Auprès de chaque couchette, ils s’attardent. Jeanne, la benjamine, a une boucle qui lui cache les yeux. Mathilde est toujours pâlotte, il faudra la faire changer d’air. Gabrielle, le bon diable, s’est fait deux bosses au front.

C’est mon tour….ils sont près de moi. Papa se penche, je sens son visage tout près du mien. Je ne puis résister, dans un élan de passion enfantine, je lui passe les bras autour du cou. « Quoi, tu ne dors pas, mignonne ? Es-tu malade, qu’as-tu ? » – « Oh non, dis-je, je ne pouvais dormir, tu n’étais pas rentré, j’étais inquiète, la nuit est noire et la route déserte.
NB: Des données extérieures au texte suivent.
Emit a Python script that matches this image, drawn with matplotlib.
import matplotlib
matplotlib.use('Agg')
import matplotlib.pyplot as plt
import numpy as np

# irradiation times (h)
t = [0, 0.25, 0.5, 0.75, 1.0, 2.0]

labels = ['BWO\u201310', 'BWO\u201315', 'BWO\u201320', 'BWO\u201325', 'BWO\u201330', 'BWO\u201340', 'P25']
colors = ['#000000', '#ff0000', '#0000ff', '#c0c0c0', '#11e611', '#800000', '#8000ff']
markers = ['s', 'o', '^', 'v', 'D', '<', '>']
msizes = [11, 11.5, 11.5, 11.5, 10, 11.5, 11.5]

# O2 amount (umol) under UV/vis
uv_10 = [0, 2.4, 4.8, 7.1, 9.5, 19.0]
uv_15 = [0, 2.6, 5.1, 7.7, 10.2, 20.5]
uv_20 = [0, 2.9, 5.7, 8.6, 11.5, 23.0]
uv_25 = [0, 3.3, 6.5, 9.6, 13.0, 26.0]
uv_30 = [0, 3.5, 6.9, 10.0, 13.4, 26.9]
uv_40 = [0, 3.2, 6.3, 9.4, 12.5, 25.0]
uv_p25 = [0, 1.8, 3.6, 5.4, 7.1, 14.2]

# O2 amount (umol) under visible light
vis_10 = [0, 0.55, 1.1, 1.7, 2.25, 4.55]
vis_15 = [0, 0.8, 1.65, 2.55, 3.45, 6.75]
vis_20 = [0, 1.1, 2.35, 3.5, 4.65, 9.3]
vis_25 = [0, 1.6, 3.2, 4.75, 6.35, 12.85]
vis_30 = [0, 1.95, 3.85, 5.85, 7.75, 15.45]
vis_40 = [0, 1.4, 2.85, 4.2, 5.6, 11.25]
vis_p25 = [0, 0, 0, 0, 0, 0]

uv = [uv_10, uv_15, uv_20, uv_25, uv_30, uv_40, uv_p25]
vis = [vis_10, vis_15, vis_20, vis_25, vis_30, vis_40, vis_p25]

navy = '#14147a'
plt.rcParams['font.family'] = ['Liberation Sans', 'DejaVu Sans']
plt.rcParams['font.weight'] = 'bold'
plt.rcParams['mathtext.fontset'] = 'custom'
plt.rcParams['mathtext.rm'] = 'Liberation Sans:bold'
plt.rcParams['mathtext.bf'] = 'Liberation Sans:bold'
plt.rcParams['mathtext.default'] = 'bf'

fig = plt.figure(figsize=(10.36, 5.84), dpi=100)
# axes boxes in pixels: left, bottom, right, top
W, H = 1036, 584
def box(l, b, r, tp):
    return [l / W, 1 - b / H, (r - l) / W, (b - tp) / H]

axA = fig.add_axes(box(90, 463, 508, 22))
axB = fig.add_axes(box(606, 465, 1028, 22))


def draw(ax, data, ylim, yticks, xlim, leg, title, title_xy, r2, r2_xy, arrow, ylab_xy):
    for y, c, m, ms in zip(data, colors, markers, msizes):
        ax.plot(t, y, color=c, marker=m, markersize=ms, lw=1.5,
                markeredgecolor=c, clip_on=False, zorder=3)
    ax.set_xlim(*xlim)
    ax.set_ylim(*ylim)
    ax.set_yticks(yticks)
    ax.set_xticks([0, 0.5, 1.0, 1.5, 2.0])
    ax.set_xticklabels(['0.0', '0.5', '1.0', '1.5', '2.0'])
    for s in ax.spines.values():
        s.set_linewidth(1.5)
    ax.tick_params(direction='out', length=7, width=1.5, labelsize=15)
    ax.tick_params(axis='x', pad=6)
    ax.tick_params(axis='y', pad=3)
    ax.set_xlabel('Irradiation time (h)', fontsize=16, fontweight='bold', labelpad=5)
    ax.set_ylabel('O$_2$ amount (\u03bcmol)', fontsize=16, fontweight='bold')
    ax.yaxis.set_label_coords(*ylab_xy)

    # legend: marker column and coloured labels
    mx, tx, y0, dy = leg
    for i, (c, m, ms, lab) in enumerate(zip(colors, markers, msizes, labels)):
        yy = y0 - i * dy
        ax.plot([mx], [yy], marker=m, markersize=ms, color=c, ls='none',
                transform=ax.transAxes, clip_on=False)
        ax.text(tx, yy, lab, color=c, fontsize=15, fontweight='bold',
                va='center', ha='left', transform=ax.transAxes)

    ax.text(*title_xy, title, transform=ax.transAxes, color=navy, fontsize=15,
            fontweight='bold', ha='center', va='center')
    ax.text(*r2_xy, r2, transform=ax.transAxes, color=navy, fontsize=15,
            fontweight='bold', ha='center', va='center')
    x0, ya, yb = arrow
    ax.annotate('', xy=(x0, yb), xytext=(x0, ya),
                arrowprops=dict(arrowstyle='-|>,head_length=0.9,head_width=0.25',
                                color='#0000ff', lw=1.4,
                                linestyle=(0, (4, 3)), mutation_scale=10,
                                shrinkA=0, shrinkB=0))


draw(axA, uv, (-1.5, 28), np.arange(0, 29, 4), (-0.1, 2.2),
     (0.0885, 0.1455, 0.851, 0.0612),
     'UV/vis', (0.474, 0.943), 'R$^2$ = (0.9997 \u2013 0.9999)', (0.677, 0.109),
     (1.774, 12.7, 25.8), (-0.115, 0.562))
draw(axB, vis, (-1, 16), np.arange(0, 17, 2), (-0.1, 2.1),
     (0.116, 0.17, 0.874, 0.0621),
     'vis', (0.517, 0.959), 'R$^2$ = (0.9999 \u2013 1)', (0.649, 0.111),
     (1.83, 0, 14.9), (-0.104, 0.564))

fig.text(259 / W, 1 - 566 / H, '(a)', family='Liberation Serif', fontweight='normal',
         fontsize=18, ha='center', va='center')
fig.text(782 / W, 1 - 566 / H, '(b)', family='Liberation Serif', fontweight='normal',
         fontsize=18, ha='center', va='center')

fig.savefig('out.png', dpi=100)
Je pensais à toi, Papa, je priais mon bon ange de te garder ». Je vis des larmes dans les yeux de mes parents, tour à tour ils s’embrassèrent bien fort. Je sens encore leur étreinte chaude et vibrante.
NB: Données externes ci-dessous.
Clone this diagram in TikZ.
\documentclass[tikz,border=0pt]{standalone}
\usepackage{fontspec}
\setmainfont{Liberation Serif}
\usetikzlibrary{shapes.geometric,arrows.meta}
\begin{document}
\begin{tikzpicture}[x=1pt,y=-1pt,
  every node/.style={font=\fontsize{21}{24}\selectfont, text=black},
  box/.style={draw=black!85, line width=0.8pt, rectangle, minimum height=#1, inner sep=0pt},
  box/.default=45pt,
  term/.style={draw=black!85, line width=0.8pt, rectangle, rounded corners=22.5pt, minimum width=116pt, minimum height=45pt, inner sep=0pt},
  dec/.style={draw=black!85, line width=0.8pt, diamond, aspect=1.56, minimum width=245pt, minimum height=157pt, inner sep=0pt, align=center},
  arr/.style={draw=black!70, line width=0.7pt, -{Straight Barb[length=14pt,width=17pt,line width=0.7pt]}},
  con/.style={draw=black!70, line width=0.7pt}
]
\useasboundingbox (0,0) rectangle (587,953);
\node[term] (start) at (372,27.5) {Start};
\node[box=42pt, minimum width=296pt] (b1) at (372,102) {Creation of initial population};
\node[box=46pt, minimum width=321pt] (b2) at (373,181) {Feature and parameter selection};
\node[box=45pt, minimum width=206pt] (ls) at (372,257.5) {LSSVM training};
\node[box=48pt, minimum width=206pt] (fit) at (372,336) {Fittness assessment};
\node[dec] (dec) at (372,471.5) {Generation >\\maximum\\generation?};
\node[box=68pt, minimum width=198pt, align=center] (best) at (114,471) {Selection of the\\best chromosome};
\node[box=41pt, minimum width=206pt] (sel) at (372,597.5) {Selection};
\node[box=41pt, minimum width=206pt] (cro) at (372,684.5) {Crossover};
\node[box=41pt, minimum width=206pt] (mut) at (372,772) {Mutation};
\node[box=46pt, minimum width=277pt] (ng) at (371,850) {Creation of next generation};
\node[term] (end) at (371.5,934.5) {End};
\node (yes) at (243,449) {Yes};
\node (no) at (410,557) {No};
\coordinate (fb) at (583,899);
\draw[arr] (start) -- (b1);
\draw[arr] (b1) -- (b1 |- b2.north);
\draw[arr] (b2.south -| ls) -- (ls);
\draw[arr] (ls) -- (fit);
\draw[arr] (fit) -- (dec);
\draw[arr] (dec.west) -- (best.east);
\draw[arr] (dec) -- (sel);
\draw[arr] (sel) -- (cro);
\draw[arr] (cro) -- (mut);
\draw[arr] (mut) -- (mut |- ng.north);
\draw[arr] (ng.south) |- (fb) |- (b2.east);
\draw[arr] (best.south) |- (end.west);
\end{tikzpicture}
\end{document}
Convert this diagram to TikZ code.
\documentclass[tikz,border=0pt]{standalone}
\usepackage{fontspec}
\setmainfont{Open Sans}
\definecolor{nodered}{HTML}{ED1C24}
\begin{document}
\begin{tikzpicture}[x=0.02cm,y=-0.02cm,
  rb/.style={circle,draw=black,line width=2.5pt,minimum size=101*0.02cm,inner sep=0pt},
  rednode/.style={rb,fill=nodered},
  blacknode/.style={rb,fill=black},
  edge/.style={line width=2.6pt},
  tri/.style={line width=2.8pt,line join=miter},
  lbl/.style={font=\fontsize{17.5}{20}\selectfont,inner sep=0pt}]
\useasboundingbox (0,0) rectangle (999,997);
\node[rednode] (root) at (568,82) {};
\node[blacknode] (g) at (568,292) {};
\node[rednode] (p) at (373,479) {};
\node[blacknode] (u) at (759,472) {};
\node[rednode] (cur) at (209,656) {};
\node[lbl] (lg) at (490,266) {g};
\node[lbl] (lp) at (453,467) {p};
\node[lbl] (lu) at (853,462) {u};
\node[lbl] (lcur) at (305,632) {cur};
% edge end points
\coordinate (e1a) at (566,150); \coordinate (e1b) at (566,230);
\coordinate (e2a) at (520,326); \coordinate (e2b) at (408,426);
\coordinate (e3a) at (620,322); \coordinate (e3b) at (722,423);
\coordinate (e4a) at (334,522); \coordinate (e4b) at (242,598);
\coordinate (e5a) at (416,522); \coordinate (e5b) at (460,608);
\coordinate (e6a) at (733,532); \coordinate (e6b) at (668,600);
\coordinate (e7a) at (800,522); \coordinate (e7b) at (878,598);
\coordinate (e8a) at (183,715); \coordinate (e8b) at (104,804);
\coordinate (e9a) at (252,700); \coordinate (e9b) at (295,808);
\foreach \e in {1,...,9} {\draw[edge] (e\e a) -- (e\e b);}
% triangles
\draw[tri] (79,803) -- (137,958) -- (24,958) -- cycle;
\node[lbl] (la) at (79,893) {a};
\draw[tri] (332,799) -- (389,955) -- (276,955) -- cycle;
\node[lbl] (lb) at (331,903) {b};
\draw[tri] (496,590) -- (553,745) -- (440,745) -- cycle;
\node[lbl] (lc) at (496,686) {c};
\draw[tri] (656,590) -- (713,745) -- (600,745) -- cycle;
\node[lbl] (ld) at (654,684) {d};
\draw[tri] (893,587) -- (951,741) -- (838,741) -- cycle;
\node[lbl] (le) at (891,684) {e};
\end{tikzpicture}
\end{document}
Mon Père dit « Hélas, la voici femme déjà, elle va commencer à souffrir » Des années et des années ont passé sur ce souvenir, me voici vieille, bien plus âgée que mes parents n’ont vécu, pourtant je n’ai rien oublié de cette scène.

De ces parents chéris, nous n’avons eu que des exemples admirables. Jamais, devant nous, n’a été prononcée une parole qui puisse blesser nos oreilles. Ils avaient compris que le secret du bonheur est d’agir, toujours, sous l’œil de Dieu, que le vrai bonheur n’existe que dans le devoir accompli. Que ce bonheur n’est fait que de celui des autres, que toute la douceur de vivre n’est que dans l’oubli de soi-même.

Si petits que nous étions, on nous apprenait à penser aux autres, à nous sacrifier pour eux. Les petits sacrifices d’enfant, des vrais, tout de renoncement, étaient vraiment l’école de la vie. Là, à manger ce miel fort et parfumé, nous avons appris l’amour du prochain, l’oubli de nous-mêmes et l’union d’une famille dans ce qu’elle a de plus pur et de plus traditionnel.